__Prompt__: In the material below, identify each line bearing the word "Give". Reproduce those lines.

---------- Data ----------

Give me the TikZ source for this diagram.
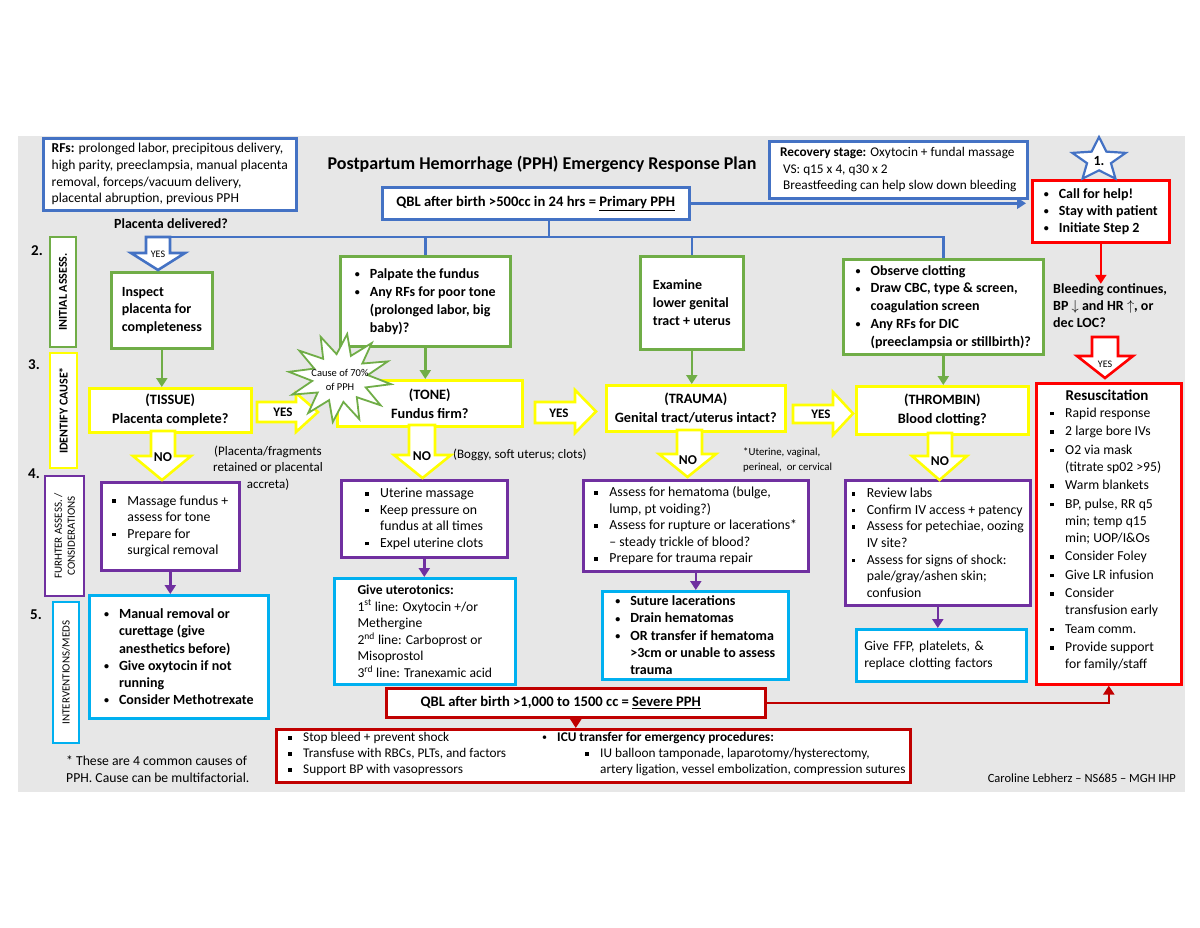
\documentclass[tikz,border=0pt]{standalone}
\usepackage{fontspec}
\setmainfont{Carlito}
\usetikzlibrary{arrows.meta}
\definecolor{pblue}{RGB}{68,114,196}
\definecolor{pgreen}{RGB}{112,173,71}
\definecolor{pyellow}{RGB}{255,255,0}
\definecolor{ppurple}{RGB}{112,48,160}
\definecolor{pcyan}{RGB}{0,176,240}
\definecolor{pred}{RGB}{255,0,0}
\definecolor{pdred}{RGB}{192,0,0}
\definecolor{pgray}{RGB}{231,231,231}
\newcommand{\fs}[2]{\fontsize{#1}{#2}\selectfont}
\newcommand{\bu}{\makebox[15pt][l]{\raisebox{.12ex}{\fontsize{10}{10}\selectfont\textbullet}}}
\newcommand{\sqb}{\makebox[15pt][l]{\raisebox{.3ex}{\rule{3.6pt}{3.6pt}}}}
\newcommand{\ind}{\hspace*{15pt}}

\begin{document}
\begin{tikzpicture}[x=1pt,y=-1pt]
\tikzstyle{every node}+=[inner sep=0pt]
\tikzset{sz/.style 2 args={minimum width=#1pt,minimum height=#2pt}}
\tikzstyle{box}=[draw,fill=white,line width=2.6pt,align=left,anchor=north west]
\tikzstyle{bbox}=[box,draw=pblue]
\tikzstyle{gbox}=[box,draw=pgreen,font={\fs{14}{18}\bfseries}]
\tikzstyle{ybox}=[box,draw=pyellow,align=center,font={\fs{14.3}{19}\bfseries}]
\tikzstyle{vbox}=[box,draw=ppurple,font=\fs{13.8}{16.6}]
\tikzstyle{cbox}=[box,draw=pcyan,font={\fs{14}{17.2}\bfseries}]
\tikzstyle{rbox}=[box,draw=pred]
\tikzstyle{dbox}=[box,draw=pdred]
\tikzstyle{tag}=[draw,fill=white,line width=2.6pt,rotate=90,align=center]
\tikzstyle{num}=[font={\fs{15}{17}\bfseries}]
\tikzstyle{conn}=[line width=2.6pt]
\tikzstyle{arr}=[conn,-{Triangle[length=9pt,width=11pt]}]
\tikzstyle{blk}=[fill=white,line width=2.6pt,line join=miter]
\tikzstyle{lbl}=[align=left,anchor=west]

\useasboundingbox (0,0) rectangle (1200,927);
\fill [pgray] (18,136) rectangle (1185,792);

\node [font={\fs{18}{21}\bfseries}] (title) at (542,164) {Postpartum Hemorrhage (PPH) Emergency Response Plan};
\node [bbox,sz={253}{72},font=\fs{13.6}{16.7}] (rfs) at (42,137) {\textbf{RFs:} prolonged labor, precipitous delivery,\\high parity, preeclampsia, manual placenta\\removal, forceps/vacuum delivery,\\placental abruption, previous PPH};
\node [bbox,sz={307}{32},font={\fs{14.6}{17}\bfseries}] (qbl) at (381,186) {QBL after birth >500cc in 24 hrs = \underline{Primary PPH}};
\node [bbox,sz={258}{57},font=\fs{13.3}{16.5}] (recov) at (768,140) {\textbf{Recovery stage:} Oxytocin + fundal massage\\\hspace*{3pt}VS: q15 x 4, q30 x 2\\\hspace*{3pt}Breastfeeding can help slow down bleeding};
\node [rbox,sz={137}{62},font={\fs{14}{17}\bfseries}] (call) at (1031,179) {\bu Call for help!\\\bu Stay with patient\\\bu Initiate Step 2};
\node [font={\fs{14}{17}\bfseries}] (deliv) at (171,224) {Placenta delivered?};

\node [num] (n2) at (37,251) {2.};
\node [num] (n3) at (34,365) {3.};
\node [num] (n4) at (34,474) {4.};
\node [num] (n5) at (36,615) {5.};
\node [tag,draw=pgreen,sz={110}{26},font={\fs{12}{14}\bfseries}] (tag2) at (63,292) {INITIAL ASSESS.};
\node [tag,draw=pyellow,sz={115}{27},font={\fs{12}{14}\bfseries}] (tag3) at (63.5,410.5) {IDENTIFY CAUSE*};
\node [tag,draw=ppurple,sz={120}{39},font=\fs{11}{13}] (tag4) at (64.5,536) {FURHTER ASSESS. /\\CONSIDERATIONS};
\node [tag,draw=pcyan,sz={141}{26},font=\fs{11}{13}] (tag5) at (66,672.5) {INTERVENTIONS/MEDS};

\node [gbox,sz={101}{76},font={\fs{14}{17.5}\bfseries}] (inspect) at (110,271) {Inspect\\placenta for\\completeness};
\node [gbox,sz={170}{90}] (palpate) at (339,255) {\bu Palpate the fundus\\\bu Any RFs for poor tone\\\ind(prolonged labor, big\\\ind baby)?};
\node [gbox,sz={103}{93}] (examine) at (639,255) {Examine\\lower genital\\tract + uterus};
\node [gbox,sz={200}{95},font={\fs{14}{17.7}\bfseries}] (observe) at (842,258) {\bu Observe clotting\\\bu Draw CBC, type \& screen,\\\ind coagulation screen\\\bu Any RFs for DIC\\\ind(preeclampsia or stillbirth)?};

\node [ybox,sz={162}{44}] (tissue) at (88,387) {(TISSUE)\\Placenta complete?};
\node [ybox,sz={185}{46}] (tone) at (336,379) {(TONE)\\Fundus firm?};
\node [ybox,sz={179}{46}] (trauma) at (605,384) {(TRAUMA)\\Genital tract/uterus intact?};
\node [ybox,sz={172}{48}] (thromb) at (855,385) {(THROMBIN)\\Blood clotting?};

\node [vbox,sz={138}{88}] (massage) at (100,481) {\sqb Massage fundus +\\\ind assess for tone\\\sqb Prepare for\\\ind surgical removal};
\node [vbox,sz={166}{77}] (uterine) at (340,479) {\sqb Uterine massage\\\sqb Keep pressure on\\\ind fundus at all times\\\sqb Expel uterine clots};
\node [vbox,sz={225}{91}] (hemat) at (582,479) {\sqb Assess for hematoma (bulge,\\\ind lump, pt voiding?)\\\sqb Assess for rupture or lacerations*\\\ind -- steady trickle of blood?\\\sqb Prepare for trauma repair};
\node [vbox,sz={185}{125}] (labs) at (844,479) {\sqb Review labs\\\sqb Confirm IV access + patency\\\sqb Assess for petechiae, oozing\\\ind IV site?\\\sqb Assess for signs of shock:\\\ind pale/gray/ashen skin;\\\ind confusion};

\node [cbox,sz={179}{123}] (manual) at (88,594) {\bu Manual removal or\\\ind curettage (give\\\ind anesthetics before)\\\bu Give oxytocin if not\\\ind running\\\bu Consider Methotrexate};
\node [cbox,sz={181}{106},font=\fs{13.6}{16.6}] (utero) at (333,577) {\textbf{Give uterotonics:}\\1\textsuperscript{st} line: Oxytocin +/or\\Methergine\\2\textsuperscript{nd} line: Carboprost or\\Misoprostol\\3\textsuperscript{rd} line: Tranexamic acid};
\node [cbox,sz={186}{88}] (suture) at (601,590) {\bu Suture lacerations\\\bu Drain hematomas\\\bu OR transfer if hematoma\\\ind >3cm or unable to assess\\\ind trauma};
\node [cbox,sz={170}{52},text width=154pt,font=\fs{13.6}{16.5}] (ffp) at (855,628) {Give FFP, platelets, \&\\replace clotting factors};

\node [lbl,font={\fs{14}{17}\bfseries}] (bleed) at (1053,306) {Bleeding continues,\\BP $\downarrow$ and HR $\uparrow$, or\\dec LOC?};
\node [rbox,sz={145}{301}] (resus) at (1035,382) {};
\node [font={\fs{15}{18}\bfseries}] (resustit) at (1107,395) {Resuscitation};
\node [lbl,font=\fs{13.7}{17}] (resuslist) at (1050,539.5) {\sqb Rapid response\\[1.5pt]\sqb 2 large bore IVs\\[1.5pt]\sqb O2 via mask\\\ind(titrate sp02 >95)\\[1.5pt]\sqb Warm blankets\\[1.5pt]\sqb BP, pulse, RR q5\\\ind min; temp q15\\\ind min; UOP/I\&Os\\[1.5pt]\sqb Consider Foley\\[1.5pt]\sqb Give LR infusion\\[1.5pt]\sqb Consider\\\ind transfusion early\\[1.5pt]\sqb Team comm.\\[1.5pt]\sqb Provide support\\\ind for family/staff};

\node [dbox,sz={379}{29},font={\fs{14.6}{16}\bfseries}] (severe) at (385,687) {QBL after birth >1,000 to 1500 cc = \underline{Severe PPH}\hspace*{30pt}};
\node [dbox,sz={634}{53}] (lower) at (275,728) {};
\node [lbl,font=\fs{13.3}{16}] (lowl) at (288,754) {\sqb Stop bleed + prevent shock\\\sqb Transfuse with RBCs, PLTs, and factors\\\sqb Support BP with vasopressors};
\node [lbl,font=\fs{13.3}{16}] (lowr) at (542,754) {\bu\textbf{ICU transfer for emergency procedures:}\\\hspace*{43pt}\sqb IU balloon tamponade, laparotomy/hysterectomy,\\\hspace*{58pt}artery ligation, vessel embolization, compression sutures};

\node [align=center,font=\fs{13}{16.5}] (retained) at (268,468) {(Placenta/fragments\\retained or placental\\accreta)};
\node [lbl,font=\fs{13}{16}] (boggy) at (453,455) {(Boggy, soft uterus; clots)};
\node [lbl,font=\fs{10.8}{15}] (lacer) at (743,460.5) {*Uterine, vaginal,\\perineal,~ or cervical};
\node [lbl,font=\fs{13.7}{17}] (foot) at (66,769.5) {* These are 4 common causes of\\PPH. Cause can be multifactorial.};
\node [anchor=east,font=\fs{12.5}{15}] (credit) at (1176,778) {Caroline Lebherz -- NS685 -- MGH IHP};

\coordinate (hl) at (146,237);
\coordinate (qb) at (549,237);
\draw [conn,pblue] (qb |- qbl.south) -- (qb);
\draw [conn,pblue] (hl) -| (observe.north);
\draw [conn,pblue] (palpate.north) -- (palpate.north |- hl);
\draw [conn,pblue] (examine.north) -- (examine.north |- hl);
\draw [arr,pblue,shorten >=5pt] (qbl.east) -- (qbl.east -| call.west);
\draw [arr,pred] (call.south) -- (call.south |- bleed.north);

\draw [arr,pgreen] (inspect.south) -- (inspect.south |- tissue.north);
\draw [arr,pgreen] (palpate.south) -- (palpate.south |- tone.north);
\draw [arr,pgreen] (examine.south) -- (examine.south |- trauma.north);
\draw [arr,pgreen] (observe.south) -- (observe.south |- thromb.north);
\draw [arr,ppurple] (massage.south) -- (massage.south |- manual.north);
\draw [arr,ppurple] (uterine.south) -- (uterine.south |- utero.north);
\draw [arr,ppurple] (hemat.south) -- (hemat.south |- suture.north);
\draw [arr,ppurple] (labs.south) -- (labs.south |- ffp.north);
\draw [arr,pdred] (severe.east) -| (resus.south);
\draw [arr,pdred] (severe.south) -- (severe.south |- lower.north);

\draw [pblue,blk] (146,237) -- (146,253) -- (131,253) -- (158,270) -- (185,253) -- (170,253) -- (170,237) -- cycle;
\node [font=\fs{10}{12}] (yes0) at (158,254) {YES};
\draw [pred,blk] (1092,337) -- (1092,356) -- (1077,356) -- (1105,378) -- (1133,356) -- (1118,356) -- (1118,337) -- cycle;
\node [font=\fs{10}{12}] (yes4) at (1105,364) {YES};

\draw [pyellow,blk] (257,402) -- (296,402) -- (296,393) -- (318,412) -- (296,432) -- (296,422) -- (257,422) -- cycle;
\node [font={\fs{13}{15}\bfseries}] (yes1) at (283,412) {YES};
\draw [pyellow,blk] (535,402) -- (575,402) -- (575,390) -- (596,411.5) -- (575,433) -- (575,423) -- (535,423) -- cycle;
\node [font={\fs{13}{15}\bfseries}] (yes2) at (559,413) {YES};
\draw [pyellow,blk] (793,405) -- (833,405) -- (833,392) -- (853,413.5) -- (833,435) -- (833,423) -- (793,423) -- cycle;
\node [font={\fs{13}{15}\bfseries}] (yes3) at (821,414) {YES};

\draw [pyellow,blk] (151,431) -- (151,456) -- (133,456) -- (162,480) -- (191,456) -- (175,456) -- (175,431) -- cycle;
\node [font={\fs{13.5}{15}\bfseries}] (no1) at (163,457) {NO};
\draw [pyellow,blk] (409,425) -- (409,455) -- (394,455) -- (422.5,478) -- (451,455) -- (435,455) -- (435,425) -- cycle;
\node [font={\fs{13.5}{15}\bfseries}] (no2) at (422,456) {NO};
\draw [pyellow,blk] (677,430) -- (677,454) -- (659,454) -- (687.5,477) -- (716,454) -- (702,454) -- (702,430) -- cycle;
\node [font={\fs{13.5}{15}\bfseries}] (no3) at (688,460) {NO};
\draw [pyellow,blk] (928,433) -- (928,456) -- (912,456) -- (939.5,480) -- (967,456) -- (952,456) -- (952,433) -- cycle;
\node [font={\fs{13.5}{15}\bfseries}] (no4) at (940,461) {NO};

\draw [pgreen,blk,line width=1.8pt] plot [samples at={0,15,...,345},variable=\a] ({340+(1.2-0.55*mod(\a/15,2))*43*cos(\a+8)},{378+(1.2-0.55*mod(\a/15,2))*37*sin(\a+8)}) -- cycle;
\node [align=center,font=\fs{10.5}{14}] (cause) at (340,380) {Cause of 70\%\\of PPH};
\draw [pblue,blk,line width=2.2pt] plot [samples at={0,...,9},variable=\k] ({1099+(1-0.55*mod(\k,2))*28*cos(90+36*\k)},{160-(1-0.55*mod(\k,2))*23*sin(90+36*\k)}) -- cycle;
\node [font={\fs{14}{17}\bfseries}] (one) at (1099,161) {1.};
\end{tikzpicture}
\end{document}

----------

__Result__:
Give me the TikZ source for this diagram.
\node [cbox,sz={179}{123}] (manual) at (88,594) {\bu Manual removal or\\\ind curettage (give\\\ind anesthetics before)\\\bu Give oxytocin if not\\\ind running\\\bu Consider Methotrexate};
\node [cbox,sz={181}{106},font=\fs{13.6}{16.6}] (utero) at (333,577) {\textbf{Give uterotonics:}\\1\textsuperscript{st} line: Oxytocin +/or\\Methergine\\2\textsuperscript{nd} line: Carboprost or\\Misoprostol\\3\textsuperscript{rd} line: Tranexamic acid};
\node [cbox,sz={170}{52},text width=154pt,font=\fs{13.6}{16.5}] (ffp) at (855,628) {Give FFP, platelets, \&\\replace clotting factors};
\node [lbl,font=\fs{13.7}{17}] (resuslist) at (1050,539.5) {\sqb Rapid response\\[1.5pt]\sqb 2 large bore IVs\\[1.5pt]\sqb O2 via mask\\\ind(titrate sp02 >95)\\[1.5pt]\sqb Warm blankets\\[1.5pt]\sqb BP, pulse, RR q5\\\ind min; temp q15\\\ind min; UOP/I\&Os\\[1.5pt]\sqb Consider Foley\\[1.5pt]\sqb Give LR infusion\\[1.5pt]\sqb Consider\\\ind transfusion early\\[1.5pt]\sqb Team comm.\\[1.5pt]\sqb Provide support\\\ind for family/staff};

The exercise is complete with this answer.